Aim of the exercise: Write out the entire listing below exactly, with the pictures left out.

Dataset records:
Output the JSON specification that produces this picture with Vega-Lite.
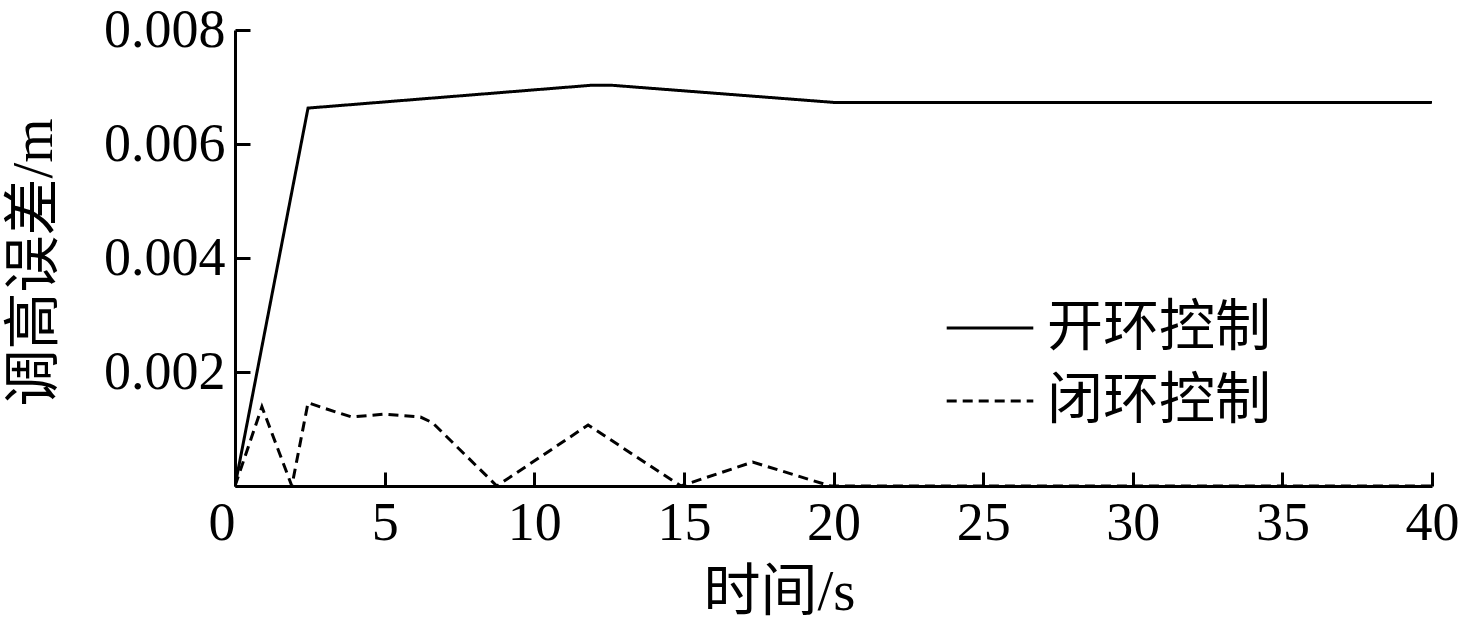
{
  "$schema": "https://vega.github.io/schema/vega-lite/v6.json",
  "autosize": "none",
  "width": 1197,
  "height": 456,
  "padding": {"left": 235, "top": 30, "right": 27, "bottom": 146},
  "background": "white",
  "config": {
    "view": {"stroke": null},
    "axis": {
      "grid": false,
      "domainColor": "black",
      "domainWidth": 3,
      "tickColor": "black",
      "tickWidth": 3,
      "labelColor": "black",
      "titleColor": "black",
      "labelFont": "Liberation Serif",
      "titleFont": "Liberation Serif, Noto Sans CJK SC",
      "titleFontWeight": "normal",
      "labelFontSize": 54,
      "titleFontSize": 57
    }
  },
  "data": {
    "values": [
      {"t": 0, "v": 0, "s": "开环控制"},
      {"t": 2.44, "v": 0.00663, "s": "开环控制"},
      {"t": 11.9, "v": 0.00703, "s": "开环控制"},
      {"t": 12.6, "v": 0.00703, "s": "开环控制"},
      {"t": 20, "v": 0.00673, "s": "开环控制"},
      {"t": 40, "v": 0.00673, "s": "开环控制"},
      {"t": 0, "v": 0, "s": "闭环控制"},
      {"t": 0.9, "v": 0.00139, "s": "闭环控制"},
      {"t": 1.9, "v": 0, "s": "闭环控制"},
      {"t": 2.44, "v": 0.00146, "s": "闭环控制"},
      {"t": 2.95, "v": 0.00137, "s": "闭环控制"},
      {"t": 3.9, "v": 0.00121, "s": "闭环控制"},
      {"t": 5.0, "v": 0.00126, "s": "闭环控制"},
      {"t": 6.2, "v": 0.00121, "s": "闭环控制"},
      {"t": 6.6, "v": 0.00111, "s": "闭环控制"},
      {"t": 8.75, "v": 0, "s": "闭环控制"},
      {"t": 11.8, "v": 0.00107, "s": "闭环控制"},
      {"t": 14.9, "v": 0, "s": "闭环控制"},
      {"t": 17.3, "v": 0.00042, "s": "闭环控制"},
      {"t": 19.9, "v": 0, "s": "闭环控制"},
      {"t": 40, "v": 0, "s": "闭环控制"}
    ]
  },
  "mark": {"type": "line", "strokeWidth": 3, "color": "black", "clip": true},
  "encoding": {
    "x": {
      "field": "t",
      "type": "quantitative",
      "scale": {"domain": [0, 40], "nice": false, "zero": false},
      "axis": {
        "title": "时间/s",
        "values": [0, 5, 10, 15, 20, 25, 30, 35, 40],
        "tickSize": -14,
        "labelPadding": 24,
        "labelExpr": "datum.value === 0 ? '0 ' : datum.label",
        "labelAlign": {"expr": "datum.value === 0 ? 'right' : 'center'"},
        "labelFlush": false,
        "labelOverlap": false,
        "titleX": 544,
        "titleY": 106,
        "titleBaseline": "middle",
        "titleAnchor": null
      }
    },
    "y": {
      "field": "v",
      "type": "quantitative",
      "scale": {"domain": [0, 0.008], "nice": false},
      "axis": {
        "title": "调高误差/m",
        "values": [0, 0.002, 0.004, 0.006, 0.008],
        "format": ".3f",
        "labelExpr": "datum.value === 0 ? '' : datum.label",
        "tickSize": -15,
        "labelPadding": 25,
        "labelFlush": false,
        "labelOverlap": false,
        "titleX": -201,
        "titleY": 232,
        "titleBaseline": "middle",
        "titleAngle": -90
      }
    },
    "strokeDash": {
      "field": "s",
      "type": "nominal",
      "scale": {"domain": ["开环控制", "闭环控制"], "range": [[1, 0], [10, 6]]},
      "legend": {
        "title": null,
        "orient": "none",
        "legendX": 710,
        "legendY": 253,
        "symbolType": "stroke",
        "symbolSize": 7500,
        "symbolStrokeWidth": 3,
        "symbolStrokeColor": "black",
        "labelFont": "Noto Sans CJK SC",
        "labelFontSize": 56,
        "labelColor": "black",
        "labelOffset": 12,
        "labelLimit": 400,
        "rowPadding": 0
      }
    }
  }
}
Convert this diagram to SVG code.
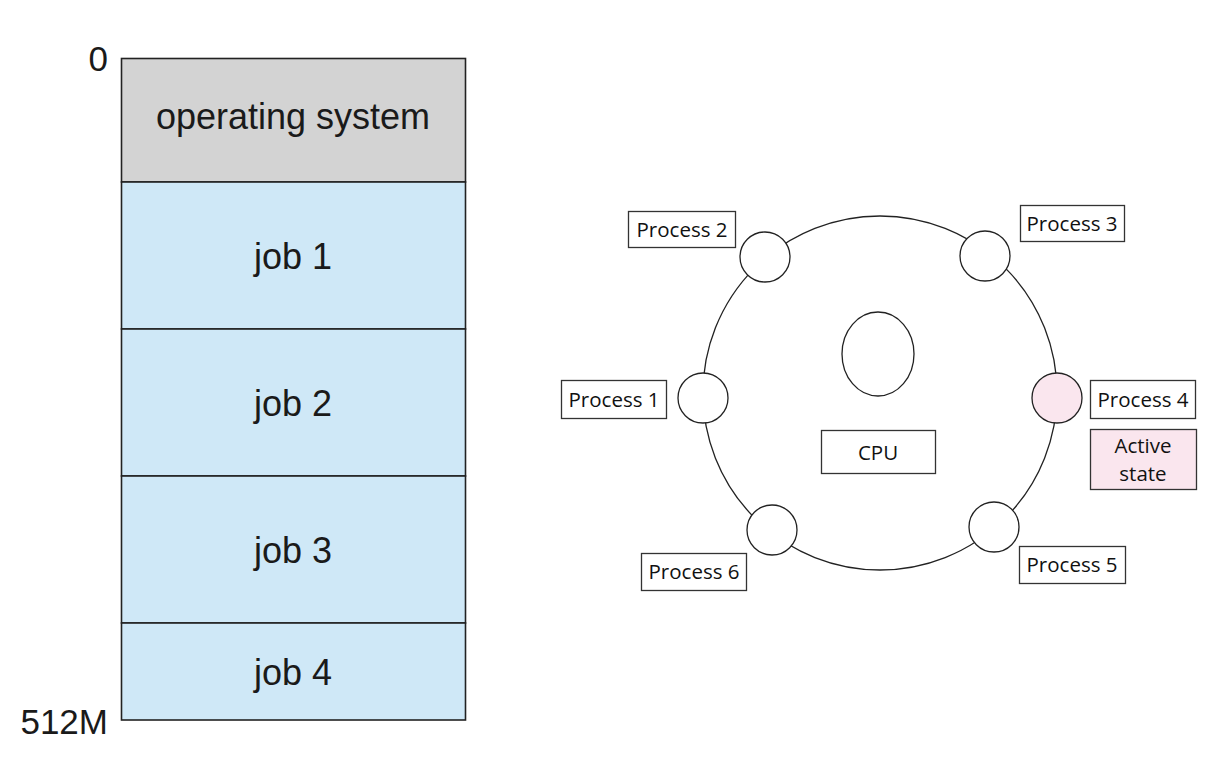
<svg xmlns="http://www.w3.org/2000/svg" width="1224" height="758" viewBox="0 0 1224 758">
<style>
.mem{stroke:#222;stroke-width:1.6}
.os{fill:#d3d3d3}
.job{fill:#cfe8f7}
.big{font-family:"Liberation Sans",Arial,Helvetica,sans-serif;font-size:36px;fill:#1a1a1a;text-anchor:middle}
.addr{font-family:"Liberation Sans",Arial,Helvetica,sans-serif;font-size:35px;fill:#1a1a1a;text-anchor:end}
.lbl{fill:#fff;stroke:#333;stroke-width:1.3}
.pt{font-family:"Open Sans","Noto Sans",sans-serif;font-size:20.5px;fill:#111;text-anchor:middle}
.pc{fill:#fff;stroke:#222;stroke-width:1.3}
.pink{fill:#fae6ee}
</style>
<rect width="1224" height="758" fill="#fff"/>
<g id="memory">
<g id="os"><rect class="mem os" x="121.5" y="58.5" width="344" height="123.5"/><text class="big" x="293" y="129">operating system</text></g>
<g id="job1"><rect class="mem job" x="121.5" y="182" width="344" height="147"/><text class="big" x="293" y="269">job 1</text></g>
<g id="job2"><rect class="mem job" x="121.5" y="329" width="344" height="147"/><text class="big" x="293" y="416">job 2</text></g>
<g id="job3"><rect class="mem job" x="121.5" y="476" width="344" height="147"/><text class="big" x="293" y="563">job 3</text></g>
<g id="job4"><rect class="mem job" x="121.5" y="623" width="344" height="97"/><text class="big" x="293" y="685">job 4</text></g>
<text class="addr" x="108" y="71">0</text>
<text class="addr" x="108" y="734">512M</text>
</g>
<g id="connectors">
<circle cx="880" cy="393" r="177" fill="none" stroke="#222" stroke-width="1.3"/>
</g>
<g id="cpu">
<ellipse class="pc" cx="878" cy="354" rx="36" ry="42"/>
<rect class="lbl" x="821.5" y="430.5" width="114" height="43"/>
<text class="pt" x="878" y="460">CPU</text>
</g>
<g id="p1"><circle class="pc" cx="703" cy="398" r="25"/><rect class="lbl" x="561.5" y="380.5" width="105" height="38"/><text class="pt" x="614" y="407">Process 1</text></g>
<g id="p2"><circle class="pc" cx="765" cy="257" r="25"/><rect class="lbl" x="628.5" y="211.5" width="107" height="36"/><text class="pt" x="682" y="237">Process 2</text></g>
<g id="p3"><circle class="pc" cx="985" cy="256" r="25"/><rect class="lbl" x="1020.5" y="205.5" width="104" height="36"/><text class="pt" x="1072" y="231">Process 3</text></g>
<g id="p4"><circle class="pc pink" cx="1057" cy="398" r="25"/><rect class="lbl" x="1090.5" y="380.5" width="105" height="38"/><text class="pt" x="1143" y="407">Process 4</text></g>
<g id="active"><rect class="lbl pink" x="1090.5" y="429.5" width="106" height="60"/><text class="pt" x="1143" y="453">Active</text><text class="pt" x="1143" y="481">state</text></g>
<g id="p5"><circle class="pc" cx="994" cy="527" r="25"/><rect class="lbl" x="1019.5" y="546.5" width="106" height="37"/><text class="pt" x="1072" y="572">Process 5</text></g>
<g id="p6"><circle class="pc" cx="772" cy="530" r="25"/><rect class="lbl" x="641.5" y="553.5" width="105" height="37"/><text class="pt" x="694" y="579">Process 6</text></g>
</svg>
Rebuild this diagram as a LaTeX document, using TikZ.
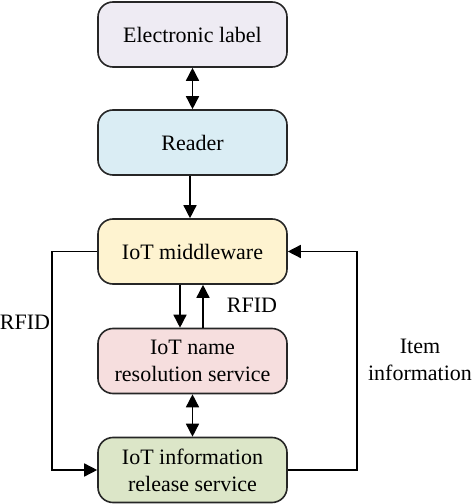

Exercise response:
Output the JSON specification that produces this picture with Vega-Lite.
{
  "$schema": "https://vega.github.io/schema/vega-lite/v6.json",
  "autosize": "none",
  "width": 1197,
  "height": 456,
  "padding": {"left": 235, "top": 30, "right": 27, "bottom": 146},
  "background": "white",
  "config": {
    "view": {"stroke": null},
    "axis": {
      "grid": false,
      "domainColor": "black",
      "domainWidth": 3,
      "tickColor": "black",
      "tickWidth": 3,
      "labelColor": "black",
      "titleColor": "black",
      "labelFont": "Liberation Serif",
      "titleFont": "Liberation Serif, Noto Sans CJK SC",
      "titleFontWeight": "normal",
      "labelFontSize": 54,
      "titleFontSize": 57
    }
  },
  "data": {
    "values": [
      {"t": 0, "v": 0, "s": "开环控制"},
      {"t": 2.44, "v": 0.00663, "s": "开环控制"},
      {"t": 11.9, "v": 0.00703, "s": "开环控制"},
      {"t": 12.6, "v": 0.00703, "s": "开环控制"},
      {"t": 20, "v": 0.00673, "s": "开环控制"},
      {"t": 40, "v": 0.00673, "s": "开环控制"},
      {"t": 0, "v": 0, "s": "闭环控制"},
      {"t": 0.9, "v": 0.00139, "s": "闭环控制"},
      {"t": 1.9, "v": 0, "s": "闭环控制"},
      {"t": 2.44, "v": 0.00146, "s": "闭环控制"},
      {"t": 2.95, "v": 0.00137, "s": "闭环控制"},
      {"t": 3.9, "v": 0.00121, "s": "闭环控制"},
      {"t": 5.0, "v": 0.00126, "s": "闭环控制"},
      {"t": 6.2, "v": 0.00121, "s": "闭环控制"},
      {"t": 6.6, "v": 0.00111, "s": "闭环控制"},
      {"t": 8.75, "v": 0, "s": "闭环控制"},
      {"t": 11.8, "v": 0.00107, "s": "闭环控制"},
      {"t": 14.9, "v": 0, "s": "闭环控制"},
      {"t": 17.3, "v": 0.00042, "s": "闭环控制"},
      {"t": 19.9, "v": 0, "s": "闭环控制"},
      {"t": 40, "v": 0, "s": "闭环控制"}
    ]
  },
  "mark": {"type": "line", "strokeWidth": 3, "color": "black", "clip": true},
  "encoding": {
    "x": {
      "field": "t",
      "type": "quantitative",
      "scale": {"domain": [0, 40], "nice": false, "zero": false},
      "axis": {
        "title": "时间/s",
        "values": [0, 5, 10, 15, 20, 25, 30, 35, 40],
        "tickSize": -14,
        "labelPadding": 24,
        "labelExpr": "datum.value === 0 ? '0 ' : datum.label",
        "labelAlign": {"expr": "datum.value === 0 ? 'right' : 'center'"},
        "labelFlush": false,
        "labelOverlap": false,
        "titleX": 544,
        "titleY": 106,
        "titleBaseline": "middle",
        "titleAnchor": null
      }
    },
    "y": {
      "field": "v",
      "type": "quantitative",
      "scale": {"domain": [0, 0.008], "nice": false},
      "axis": {
        "title": "调高误差/m",
        "values": [0, 0.002, 0.004, 0.006, 0.008],
        "format": ".3f",
        "labelExpr": "datum.value === 0 ? '' : datum.label",
        "tickSize": -15,
        "labelPadding": 25,
        "labelFlush": false,
        "labelOverlap": false,
        "titleX": -201,
        "titleY": 232,
        "titleBaseline": "middle",
        "titleAngle": -90
      }
    },
    "strokeDash": {
      "field": "s",
      "type": "nominal",
      "scale": {"domain": ["开环控制", "闭环控制"], "range": [[1, 0], [10, 6]]},
      "legend": {
        "title": null,
        "orient": "none",
        "legendX": 710,
        "legendY": 253,
        "symbolType": "stroke",
        "symbolSize": 7500,
        "symbolStrokeWidth": 3,
        "symbolStrokeColor": "black",
        "labelFont": "Noto Sans CJK SC",
        "labelFontSize": 56,
        "labelColor": "black",
        "labelOffset": 12,
        "labelLimit": 400,
        "rowPadding": 0
      }
    }
  }
}
Convert this diagram to SVG code.
<svg xmlns="http://www.w3.org/2000/svg" width="1224" height="758" viewBox="0 0 1224 758">
<style>
.mem{stroke:#222;stroke-width:1.6}
.os{fill:#d3d3d3}
.job{fill:#cfe8f7}
.big{font-family:"Liberation Sans",Arial,Helvetica,sans-serif;font-size:36px;fill:#1a1a1a;text-anchor:middle}
.addr{font-family:"Liberation Sans",Arial,Helvetica,sans-serif;font-size:35px;fill:#1a1a1a;text-anchor:end}
.lbl{fill:#fff;stroke:#333;stroke-width:1.3}
.pt{font-family:"Open Sans","Noto Sans",sans-serif;font-size:20.5px;fill:#111;text-anchor:middle}
.pc{fill:#fff;stroke:#222;stroke-width:1.3}
.pink{fill:#fae6ee}
</style>
<rect width="1224" height="758" fill="#fff"/>
<g id="memory">
<g id="os"><rect class="mem os" x="121.5" y="58.5" width="344" height="123.5"/><text class="big" x="293" y="129">operating system</text></g>
<g id="job1"><rect class="mem job" x="121.5" y="182" width="344" height="147"/><text class="big" x="293" y="269">job 1</text></g>
<g id="job2"><rect class="mem job" x="121.5" y="329" width="344" height="147"/><text class="big" x="293" y="416">job 2</text></g>
<g id="job3"><rect class="mem job" x="121.5" y="476" width="344" height="147"/><text class="big" x="293" y="563">job 3</text></g>
<g id="job4"><rect class="mem job" x="121.5" y="623" width="344" height="97"/><text class="big" x="293" y="685">job 4</text></g>
<text class="addr" x="108" y="71">0</text>
<text class="addr" x="108" y="734">512M</text>
</g>
<g id="connectors">
<circle cx="880" cy="393" r="177" fill="none" stroke="#222" stroke-width="1.3"/>
</g>
<g id="cpu">
<ellipse class="pc" cx="878" cy="354" rx="36" ry="42"/>
<rect class="lbl" x="821.5" y="430.5" width="114" height="43"/>
<text class="pt" x="878" y="460">CPU</text>
</g>
<g id="p1"><circle class="pc" cx="703" cy="398" r="25"/><rect class="lbl" x="561.5" y="380.5" width="105" height="38"/><text class="pt" x="614" y="407">Process 1</text></g>
<g id="p2"><circle class="pc" cx="765" cy="257" r="25"/><rect class="lbl" x="628.5" y="211.5" width="107" height="36"/><text class="pt" x="682" y="237">Process 2</text></g>
<g id="p3"><circle class="pc" cx="985" cy="256" r="25"/><rect class="lbl" x="1020.5" y="205.5" width="104" height="36"/><text class="pt" x="1072" y="231">Process 3</text></g>
<g id="p4"><circle class="pc pink" cx="1057" cy="398" r="25"/><rect class="lbl" x="1090.5" y="380.5" width="105" height="38"/><text class="pt" x="1143" y="407">Process 4</text></g>
<g id="active"><rect class="lbl pink" x="1090.5" y="429.5" width="106" height="60"/><text class="pt" x="1143" y="453">Active</text><text class="pt" x="1143" y="481">state</text></g>
<g id="p5"><circle class="pc" cx="994" cy="527" r="25"/><rect class="lbl" x="1019.5" y="546.5" width="106" height="37"/><text class="pt" x="1072" y="572">Process 5</text></g>
<g id="p6"><circle class="pc" cx="772" cy="530" r="25"/><rect class="lbl" x="641.5" y="553.5" width="105" height="37"/><text class="pt" x="694" y="579">Process 6</text></g>
</svg>
Rebuild this diagram as a LaTeX document, using TikZ.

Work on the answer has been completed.